The “Support” zone houses the links and tools you open repeatedly. The goal is to jump into creation without clicking around four different menus each time.
- Folders for assets, templates and brand files
- Content calendars or planning docs
- Analytics dashboards for key platforms
- Client folders or shared drives
- Finance or admin tools you use weekly
Keep this focused on what you truly use often. You can always add more links later if you notice yourself hunting for something regularly.
Connect your existing tools instead of rebuilding them
You do not need to move everything into the control panel. Let each tool keep doing its job. The panel is a map that points to them.
For example, keep editing in your usual editor, store files in your current cloud drive and track detailed tasks in your project app. Your panel just links to the exact file, board or folder that matters for each active project.
Set a lightweight cadence to keep it current
A control panel only works if it is not stale. Fortunately, keeping it current can be fast. Aim for two short check-ins: one at the start of your week and one at the end of your day.
At the weekly check-in, adjust your “Now” and “Next” lists. At the daily check-in, tick off finished actions and add the next small step for tomorrow. This can take five minutes once you are used to it.
Adapt for different creator styles
If you publish on multiple channels, split the “Now” zone by channel, for instance “YouTube,” “Newsletter” and “Client work,” each with one active piece. This keeps you from accidentally overcommitting to one platform.
If you work in larger batches, group “Now” items by stage of work: “Idea,” “Script,” “Production,” “Edit,” “Publish.” Place each project in its current stage, then link to the right file for that stage.
Use small constraints to protect your attention
The biggest risk is turning the panel into another dashboard packed with widgets and data. Set clear limits so it stays calm and useful. Two powerful constraints are caps and time boundaries.
- Cap “Now” projects at 3 to 5 items
- Cap “Next” pipeline entries to what you can realistically touch in 4 to 6 weeks
- Cap your “Support” links to one short screen without scrolling
These limits force you to choose, which is how the panel keeps digital chaos from creeping back in.

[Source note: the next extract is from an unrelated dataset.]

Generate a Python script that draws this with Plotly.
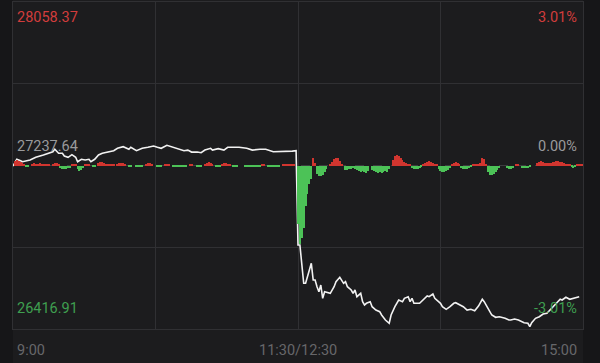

Start tiny and let it evolve
Your first version does not have to be clever. Start with a single page containing three headings and a handful of bullets. Use it for one week, then adjust based on what you actually clicked and what you ignored.
When something in your creative life feels scattered, ask, “Could this live in my control panel as a link, a project or a small next step?” If yes, give it a place. Over a few weeks, the panel quietly becomes the steady center of your digital work.